7 things the Mazda Skyactiv Chassis tells us about the next Miata
We take close look at the clues and attempt to unravel the mystery of the 2016 Mazda MX-5 Miata.
When Mazda unveiled the Skyactiv Chassis at the 2014 New York auto show, it gave us the first official, concrete glimpse at the upcoming fourth-generation Mazda MX-5 Miata. The roadster's skeleton tells us quite a lot about what we can expect from the next Miata when it arrives, so let's take a closer look and uncover these clues.
It adds lightness. This is the most obvious change and the one that the automaker has been most vocal about. Mazda is targeting a 220-pound (100 kg) reduction from the MX-5's current curb weight, dipping into the 2,000 to 2,200-pound range and jiving nicely with the first-generation model's 2,070 pounds. Less weight means improvements across the board to acceleration, braking, and handling, as well as improved fuel efficiency.

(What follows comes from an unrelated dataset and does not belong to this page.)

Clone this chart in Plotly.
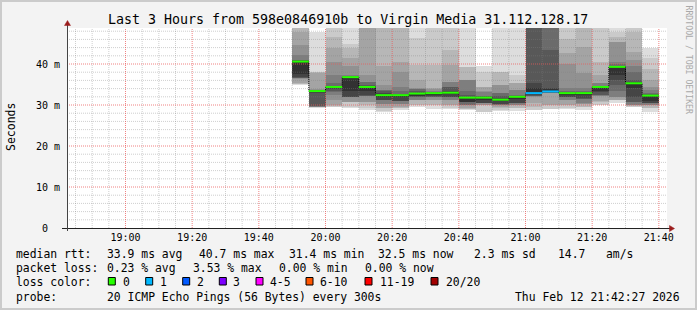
import plotly.graph_objects as go
import pandas as pd

# ---------------- data ----------------
day = "2026-02-12"
view_start = "18:42:27"
view_end = "21:42:27"
step_s = 300
pings_per_step = 20

interval_start = ["19:50", "19:55", "20:00", "20:05", "20:10", "20:15", "20:20", "20:25",
                  "20:30", "20:35", "20:40", "20:45", "20:50", "20:55", "21:00", "21:05",
                  "21:10", "21:15", "21:20", "21:25", "21:30", "21:35"]

median_ms = [40.6, 33.4, 34.4, 36.8, 34.4, 32.4, 32.4, 32.8, 32.9, 33.0, 31.8,
             31.8, 31.3, 32.0, 32.9, 33.3, 32.9, 32.9, 34.4, 39.3, 35.3, 32.3]

lost_pings = [0, 0, 0, 0, 0, 0, 0, 0, 0, 0, 0, 0, 0, 0, 1, 1, 0, 0, 0, 0, 0, 0]

# 20 sorted ping round-trip times (ms) per 5-minute step, None = lost ping
pings_ms = [
    [35.0, 35.1, 35.2, 35.3, 36.3, 36.5, 36.6, 36.7, 36.9, 37.6, 40.6, 40.8, 40.9, 41.0, 42.2, 44.6, 47.9, 48.9, 50.0, 52.0],
    [29.3, 29.4, 29.45, 29.5, 29.55, 29.6, 29.65, 29.7, 33.0, 33.3, 33.4, 33.5, 33.55, 33.6, 33.7, 33.8, 37.9, 38.0, 38.1, 47.9],
    [29.4, 29.6, 29.8, 30.0, 31.2, 32.4, 33.25, 33.3, 34.1, 34.2, 34.4, 34.5, 34.6, 35.3, 37.3, 40.6, 43.8, 46.7, 48.7, 50.5],
    [29.2, 29.4, 30.7, 30.75, 30.8, 31.85, 31.9, 31.95, 32.0, 33.3, 36.8, 36.9, 36.95, 37.0, 37.3, 39.4, 41.4, 43.8, 45.0, 50.5],
    [28.8, 29.3, 30.0, 30.7, 30.8, 32.1, 32.2, 32.3, 32.4, 33.5, 34.4, 34.6, 35.0, 35.6, 35.7, 37.3, 49.2, 50.0, 51.0, 52.0],
    [28.4, 28.5, 29.15, 29.2, 30.15, 30.2, 31.1, 31.15, 31.2, 32.0, 32.4, 32.9, 33.5, 33.6, 33.7, 34.9, 39.4, 50.0, 50.5, 51.0],
    [28.8, 29.3, 29.35, 29.4, 30.15, 30.2, 30.9, 30.95, 31.0, 32.0, 32.4, 32.5, 32.7, 33.3, 34.5, 38.1, 40.6, 50.0, 50.5, 51.0],
    [29.6, 29.95, 30.0, 31.1, 31.15, 31.2, 32.0, 32.05, 32.1, 32.2, 32.8, 32.9, 33.3, 33.9, 34.0, 34.1, 36.1, 39.8, 46.3, 50.0],
    [29.0, 29.95, 30.0, 31.15, 31.2, 31.95, 32.0, 32.05, 32.1, 32.6, 32.9, 33.0, 33.1, 33.2, 33.4, 34.0, 34.1, 39.8, 50.0, 50.5],
    [29.0, 29.2, 29.95, 30.0, 31.15, 31.2, 31.9, 31.95, 32.0, 32.8, 33.0, 33.4, 34.4, 34.5, 35.6, 35.7, 39.8, 43.4, 50.0, 50.5],
    [28.8, 29.0, 29.1, 29.2, 29.9, 29.95, 30.0, 30.7, 30.75, 30.8, 31.8, 32.0, 32.4, 33.5, 36.0, 36.05, 36.1, 39.2, 39.3, 50.0],
    [28.2, 28.3, 29.9, 29.95, 30.0, 30.45, 30.5, 30.55, 30.6, 31.4, 31.8, 31.9, 32.1, 32.3, 33.2, 33.3, 34.4, 34.5, 38.1, 39.5],
    [28.6, 28.8, 29.35, 29.4, 30.0, 30.05, 30.1, 30.15, 30.2, 31.0, 31.3, 31.6, 32.2, 32.95, 33.0, 34.85, 34.9, 38.05, 38.1, 50.0],
    [28.5, 29.15, 29.2, 29.9, 29.95, 30.0, 30.5, 30.55, 30.6, 31.5, 32.0, 32.1, 32.2, 32.4, 33.65, 33.7, 35.25, 35.3, 37.3, 50.0],
    [28.6, 28.8, 29.5, 30.4, 32.0, 32.1, 32.2, 32.3, 32.5, 32.9, 34.1, 35.3, 55.0, 60.0, 65.0, 70.0, 80.0, 90.0, 100.0, None],
    [28.8, 29.0, 29.95, 30.0, 32.85, 32.9, 32.95, 33.0, 33.1, 33.3, 33.8, 34.2, 43.4, 52.0, 56.0, 62.0, 70.0, 80.0, 95.0, None],
    [29.0, 29.2, 29.95, 30.0, 31.15, 31.2, 31.9, 31.95, 32.0, 32.6, 32.9, 33.0, 33.1, 33.3, 34.1, 40.0, 42.6, 46.0, 49.0, 50.0],
    [28.8, 29.55, 29.6, 30.3, 30.35, 30.4, 31.5, 31.55, 31.6, 32.6, 32.9, 33.0, 33.1, 33.3, 34.1, 37.7, 44.2, 50.0, 50.5, 51.0],
    [29.9, 30.0, 30.85, 30.9, 32.25, 32.3, 32.35, 32.4, 33.25, 33.3, 34.4, 34.5, 34.55, 34.6, 35.25, 35.3, 37.3, 40.6, 48.7, 50.0],
    [30.6, 31.1, 31.15, 31.2, 31.95, 32.0, 33.3, 34.9, 36.1, 37.3, 39.3, 39.4, 39.6, 40.0, 40.6, 45.35, 45.4, 46.7, 47.9, 50.0],
    [29.5, 29.6, 29.8, 29.9, 29.95, 30.0, 30.75, 30.8, 32.0, 34.1, 35.3, 35.5, 36.1, 38.1, 39.4, 41.0, 43.0, 47.9, 50.0, 50.5],
    [28.3, 29.15, 29.2, 29.9, 29.95, 30.0, 30.5, 30.55, 30.6, 31.0, 32.3, 32.4, 32.6, 33.0, 33.7, 34.5, 36.1, 38.9, 41.4, 44.0],
]

loss_labels = ["0", "1", "2", "3", "4-5", "6-10", "11-19", "20/20"]
loss_upper = [0, 1, 2, 3, 5, 10, 19, 20]
loss_colors = ["#26ff00", "#00b8ff", "#0059ff", "#7e00ff", "#ff00ff", "#ff5500", "#ff0000", "#a10000"]

x_tick_times = ["19:00", "19:20", "19:40", "20:00", "20:20", "20:40", "21:00", "21:20", "21:40"]
y_tick_vals = [0, 10, 20, 30, 40]
y_tick_labels = ["0\u00a0\u00a0", "10 m", "20 m", "30 m", "40 m"]
y_max = 48.78

title_text = "Last 3 Hours from 598e0846910b to Virgin Media 31.112.128.17"
y_title = "Seconds"
watermark = "RRDTOOL / TOBI OETIKER"
rtt_items = ["median rtt:", "33.9 ms avg", "40.7 ms max", "31.4 ms min", "32.5 ms now", "2.3 ms sd", "14.7   am/s"]
loss_items = ["packet loss:", "0.23 % avg", "3.53 % max", "0.00 % min", "0.00 % now"]
color_caption = "loss color:"
probe_items = ["probe:", "20 ICMP Echo Pings (56 Bytes) every 300s"]
stamp = "Thu Feb 12 21:42:27 2026"

# ---------------- layout constants ----------------
W, H = 697, 310
L, T, PW, PH = 67, 28, 600, 200
MONO = "DejaVu Sans Mono"


def px_x(px):
    return (px - L) / PW


def px_y(py):
    return (T + PH - py) / PH


def nb(s):
    return s.replace(" ", "\u00a0")


t0 = pd.Timestamp(f"{day} {view_start}")
t1 = pd.Timestamp(f"{day} {view_end}")
starts = [pd.Timestamp(f"{day} {s}") for s in interval_start]
step = pd.Timedelta(seconds=step_s)
centers = [s + step / 2 for s in starts]
ends = [s + step for s in starts]

fig = go.Figure()

# smoke: bands between ping i and ping n+1-i, lighter outside, darker inside
half = pings_per_step / 2
for ibot in range(1, int(half) + 1):
    itop = pings_per_step + 1 - ibot
    g = int(190 / half * (half - ibot)) + 50
    col = "#%02x%02x%02x" % (g, g, g)
    xs, bases, hs = [], [], []
    for c, row in zip(centers, pings_ms):
        lo, hi = row[ibot - 1], row[itop - 1]
        if lo is None or hi is None:
            continue
        xs.append(c)
        bases.append(lo)
        hs.append(hi - lo)
    fig.add_trace(go.Bar(x=xs, y=hs, base=bases, width=step_s * 1000,
                         marker=dict(color=col, line=dict(width=0)), opacity=1,
                         hoverinfo="skip", showlegend=False))

# grid drawn above the smoke (as rrdtool does)
minor_v, major_v = [], []
for t in pd.date_range(f"{day} 18:45", f"{day} 21:40", freq="5min"):
    (major_v if t.minute % 20 == 0 else minor_v).append(t)
minor_h = [v for v in range(2, int(y_max) + 1, 2) if v % 10 != 0]
major_h = [v for v in y_tick_vals if v > 0]


def grid_trace(vt, hv, color):
    xs, ys = [], []
    for t in vt:
        xs += [t, t, None]
        ys += [0, y_max, None]
    for v in hv:
        xs += [t0, t1, None]
        ys += [v, v, None]
    return go.Scatter(x=xs, y=ys, mode="lines", hoverinfo="skip", showlegend=False,
                      line=dict(color=color, width=1, dash="1px,1px"))


fig.add_trace(grid_trace(minor_v, minor_h, "rgba(128,128,128,0.38)"))
fig.add_trace(grid_trace(major_v, major_h, "rgba(235,90,90,0.75)"))

# dotted step connecting medians
sx, sy = [], []
for s, e, m in zip(starts, ends, median_ms):
    sx += [s, e]
    sy += [m, m]
fig.add_trace(go.Scatter(x=sx, y=sy, mode="lines", hoverinfo="skip", showlegend=False,
                         line=dict(color="#000000", width=1, dash="1px,1px")))

# median lines coloured by loss
for lab, up, col in zip(loss_labels, loss_upper, loss_colors):
    mx, my = [], []
    for s, e, m, lost in zip(starts, ends, median_ms, lost_pings):
        idx = next(j for j, u in enumerate(loss_upper) if lost <= u)
        if loss_labels[idx] != lab:
            continue
        mx += [s, e, None]
        my += [m, m, None]
    if mx:
        fig.add_trace(go.Scatter(x=mx, y=my, mode="lines", hoverinfo="skip", showlegend=False,
                                 line=dict(color=col, width=2)))

x_tick_vals = [pd.Timestamp(f"{day} {t}") for t in x_tick_times]

fig.update_layout(
    width=W, height=H,
    margin=dict(l=L, r=W - L - PW, t=T, b=H - T - PH, pad=0),
    paper_bgcolor="#f3f3f3", plot_bgcolor="#ffffff",
    barmode="overlay", bargap=0, showlegend=False,
    font=dict(family=MONO, size=10, color="#000000"),
    xaxis=dict(type="date", range=[t0, t1], tickvals=x_tick_vals, ticktext=x_tick_times,
               showgrid=False, zeroline=False, showline=False, ticks="",
               tickfont=dict(family=MONO, size=10, color="#000"), ticklabelstandoff=2,
               fixedrange=True),
    yaxis=dict(range=[0, y_max], tickvals=y_tick_vals, ticktext=y_tick_labels,
               showgrid=False, zeroline=False, showline=False, ticks="",
               tickfont=dict(family=MONO, size=10, color="#000"), ticklabelstandoff=6,
               fixedrange=True),
)

shapes = []
# frame
shapes.append(dict(type="rect", xref="paper", yref="paper", x0=px_x(0), x1=px_x(W), y0=px_y(H), y1=px_y(0),
                   line=dict(color="#cbcbcb", width=4), fillcolor="rgba(0,0,0,0)", layer="above"))
# axes
shapes.append(dict(type="line", xref="paper", yref="paper", x0=px_x(62), x1=px_x(672),
                   y0=px_y(228.5), y1=px_y(228.5), line=dict(color="#222222", width=1), layer="above"))
shapes.append(dict(type="line", xref="paper", yref="paper", x0=px_x(67.5), x1=px_x(67.5),
                   y0=px_y(231), y1=px_y(23), line=dict(color="#444444", width=1), layer="above"))
# arrows
shapes.append(dict(type="path", xref="paper", yref="paper",
                   path="M %f,%f L %f,%f L %f,%f Z" % (px_x(64.5), px_y(25.5), px_x(70.5), px_y(25.5), px_x(67.5), px_y(20.5)),
                   fillcolor="#9b1c1c", line=dict(color="#9b1c1c", width=0.5), layer="above"))
shapes.append(dict(type="path", xref="paper", yref="paper",
                   path="M %f,%f L %f,%f L %f,%f Z" % (px_x(669.5), px_y(225.5), px_x(669.5), px_y(231.5), px_x(674.5), px_y(228.5)),
                   fillcolor="#9b1c1c", line=dict(color="#9b1c1c", width=0.5), layer="above"))

ann = []
ann.append(dict(text=nb(title_text), x=px_x(348), y=px_y(19), xref="paper", yref="paper",
                xanchor="center", yanchor="middle", showarrow=False,
                font=dict(family=MONO, size=13.3, color="#000")))
ann.append(dict(text=y_title, x=px_x(10.5), y=px_y(127.5), xref="paper", yref="paper",
                xanchor="center", yanchor="middle", showarrow=False, textangle=-90,
                font=dict(family=MONO, size=11.5, color="#000")))
ann.append(dict(text=nb(watermark), x=px_x(688.5), y=px_y(60), xref="paper", yref="paper",
                xanchor="center", yanchor="middle", showarrow=False, textangle=90,
                font=dict(family=MONO, size=8.2, color="#a9a9a9")))

LEG = 11.4


def leg(text, px, py, anchor="left"):
    ann.append(dict(text=nb(text), x=px_x(px), y=px_y(py), xref="paper", yref="paper",
                    xanchor=anchor, yanchor="middle", showarrow=False, borderpad=0, borderwidth=0,
                    font=dict(family=MONO, size=LEG, color="#000")))


rtt_x = [16, 107.3, 199.3, 288.5, 377.7, 474, 558.3]
for t, x in zip(rtt_items, rtt_x):
    leg(t, x, 253.5)
loss_x = [16, 107.3, 193.3, 279.3, 365]
for t, x in zip(loss_items, loss_x):
    leg(t, x, 268.3)
leg(color_caption, 16, 282)
chip_x = [108.3, 145.7, 182.7, 219.3, 256, 306, 365, 431]
lab_x = [123.3, 160, 196.7, 233.3, 270, 320, 380, 446]
for lab, col, cx, lx in zip(loss_labels, loss_colors, chip_x, lab_x):
    shapes.append(dict(type="rect", xref="paper", yref="paper", x0=px_x(cx), x1=px_x(cx + 7),
                       y0=px_y(285), y1=px_y(277.5), fillcolor=col,
                       line=dict(color="#000000", width=1), layer="above"))
    leg(lab, lx, 282)
leg(probe_items[0], 16, 296.8)
leg(probe_items[1], 107.3, 296.8)
leg(stamp, 680, 296.8, anchor="right")

fig.update_layout(shapes=shapes, annotations=ann)
fig.write_html("out.html")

It probably won't be more powerful. Less weight also means that Mazda doesn't have to add more power to get the kind of performance gains that automakers like to claim at the launch of a new model. Across the industry, we've been seeing automakers launching new, lightweight models without the annual power gains that we've come to expect (or even with slight power reductions), all in the name of improving efficiency and driveability.
And since overwhelming horsepower has never been the point of the Mazda Roadster, don't expect the next Miata to be more powerful than it is now. With 1.5 and 2.0-liter Skyactiv G engines rumored to end up under the fourth-generation MX-5's hood, it could end up being less powerful than the current model. Expect anywhere between 98 to 150 hp.

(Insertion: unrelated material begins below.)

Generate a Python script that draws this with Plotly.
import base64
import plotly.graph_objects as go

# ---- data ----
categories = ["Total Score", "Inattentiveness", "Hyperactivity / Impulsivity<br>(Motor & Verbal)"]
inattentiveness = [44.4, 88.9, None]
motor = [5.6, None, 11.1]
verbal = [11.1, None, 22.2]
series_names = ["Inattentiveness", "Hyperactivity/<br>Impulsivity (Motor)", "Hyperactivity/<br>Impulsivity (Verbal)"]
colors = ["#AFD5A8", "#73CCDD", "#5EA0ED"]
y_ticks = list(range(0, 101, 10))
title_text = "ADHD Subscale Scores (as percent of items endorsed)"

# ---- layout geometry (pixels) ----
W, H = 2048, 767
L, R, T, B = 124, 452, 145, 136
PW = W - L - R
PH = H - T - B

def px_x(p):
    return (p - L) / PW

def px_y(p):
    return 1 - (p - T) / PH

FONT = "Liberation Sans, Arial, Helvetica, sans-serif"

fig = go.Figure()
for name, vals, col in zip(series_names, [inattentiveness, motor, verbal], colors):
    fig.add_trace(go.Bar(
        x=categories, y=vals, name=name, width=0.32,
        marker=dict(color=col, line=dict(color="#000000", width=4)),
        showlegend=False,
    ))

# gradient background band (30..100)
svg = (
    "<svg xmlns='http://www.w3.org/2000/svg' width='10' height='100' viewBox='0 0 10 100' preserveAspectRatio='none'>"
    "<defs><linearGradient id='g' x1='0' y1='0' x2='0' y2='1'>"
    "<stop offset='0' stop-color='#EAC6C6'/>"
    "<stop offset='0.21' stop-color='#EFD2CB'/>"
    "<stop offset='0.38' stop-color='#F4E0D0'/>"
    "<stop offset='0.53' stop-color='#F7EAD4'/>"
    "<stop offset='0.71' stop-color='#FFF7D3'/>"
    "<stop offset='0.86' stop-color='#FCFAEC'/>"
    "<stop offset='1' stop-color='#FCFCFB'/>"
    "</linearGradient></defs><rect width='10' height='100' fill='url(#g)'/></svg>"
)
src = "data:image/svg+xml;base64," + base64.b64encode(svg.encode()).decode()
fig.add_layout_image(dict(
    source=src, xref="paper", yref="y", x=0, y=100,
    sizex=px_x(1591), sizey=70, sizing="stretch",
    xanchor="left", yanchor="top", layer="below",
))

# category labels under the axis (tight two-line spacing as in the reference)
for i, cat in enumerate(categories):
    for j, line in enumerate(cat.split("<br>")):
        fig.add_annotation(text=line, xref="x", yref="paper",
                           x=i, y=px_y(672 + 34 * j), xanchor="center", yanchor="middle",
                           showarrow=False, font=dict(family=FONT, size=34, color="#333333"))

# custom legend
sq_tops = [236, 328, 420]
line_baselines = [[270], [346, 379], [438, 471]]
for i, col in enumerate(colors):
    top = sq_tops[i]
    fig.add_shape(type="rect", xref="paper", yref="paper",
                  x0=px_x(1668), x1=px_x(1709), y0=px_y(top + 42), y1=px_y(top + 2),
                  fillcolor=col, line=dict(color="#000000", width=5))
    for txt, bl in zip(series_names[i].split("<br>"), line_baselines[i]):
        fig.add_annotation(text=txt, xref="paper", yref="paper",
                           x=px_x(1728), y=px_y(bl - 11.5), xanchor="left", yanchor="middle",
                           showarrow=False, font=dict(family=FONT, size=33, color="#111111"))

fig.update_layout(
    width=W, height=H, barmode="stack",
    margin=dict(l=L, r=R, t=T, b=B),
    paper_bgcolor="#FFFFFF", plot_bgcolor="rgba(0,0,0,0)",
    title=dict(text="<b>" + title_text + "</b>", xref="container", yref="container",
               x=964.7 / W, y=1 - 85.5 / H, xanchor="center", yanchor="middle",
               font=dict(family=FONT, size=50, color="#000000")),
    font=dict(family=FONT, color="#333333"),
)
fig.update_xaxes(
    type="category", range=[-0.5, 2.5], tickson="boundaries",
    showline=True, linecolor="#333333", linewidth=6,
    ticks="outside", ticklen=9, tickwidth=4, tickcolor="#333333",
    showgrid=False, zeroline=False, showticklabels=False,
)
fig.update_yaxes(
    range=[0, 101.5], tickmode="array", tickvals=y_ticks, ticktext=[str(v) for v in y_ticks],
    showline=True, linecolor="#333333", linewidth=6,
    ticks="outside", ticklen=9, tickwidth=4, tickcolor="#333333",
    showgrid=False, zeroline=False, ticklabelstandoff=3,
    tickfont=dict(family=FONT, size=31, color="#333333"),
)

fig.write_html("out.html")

It will technically be mid-engined. First- and second-generation Miatas sat the engine squarely atop the front axle's centerline. The third-generation model pushed the engine's center of mass behind the axle for better balance. The Skyactiv Chassis shoves the entire mass of the engine even further back, completely behind the centerline of the front axle, completing the transition to a front, midships configuration. The potential advantages are even better vehicle balance, less tendency to understeer while cornering, and the visual improvement of a shorter front overhang.
The wheelbase will be a tad longer. I didn't pack my tape measure, but the Skyactiv Chassis' wheelbase appears to be a bit longer than the third-generation model's 91.7 inches. The next Miata probably has this slight forward stretch of the front wheels to thank for part of its new front, midships setup.
The wheelbase stretch also has the potential to settle the MX-5's ride on the highway and improve cornering stability, smoothing the transition to oversteer for better predictably near the handling limits.
The center of gravity will be its lowest ever. Mazda tells us this, but doesn't state exactly how much lower. I'd guess that tucking the engine's heavy bits lower and further back in the bay contribute significantly to the center's drop. I don't think the Miata's already low ride height will get too much lower, but I'm only guessing here.
It will use electric power steering (EPS). This is no real surprise as fuel-saving EPS is part of Mazda' Skyactiv technology suite. Before you grab your torches and pitchforks, fellow Roadster purists, remember that the lightweight MX-5 is getting even lighter, so it won't need much in the way of assistance at all, so steering feel may not necessarily suffer in the transition to electric boost. Mazda has also located the assist motors directly on the steering rack, which should help keep vagueness from entering the equation.
It'll be a hoot to drive. I'm just guessing, but the Miata always has been a fantastic little driver's car, and I don't see that changing for this next generation. With less weight, evolved handling, and (hopefully) more of the Jinba Ittai -- the the oneness between horse and rider or car and driver -- that we've come to love from Mazda, it's got this Miata fanboy more than a little excited.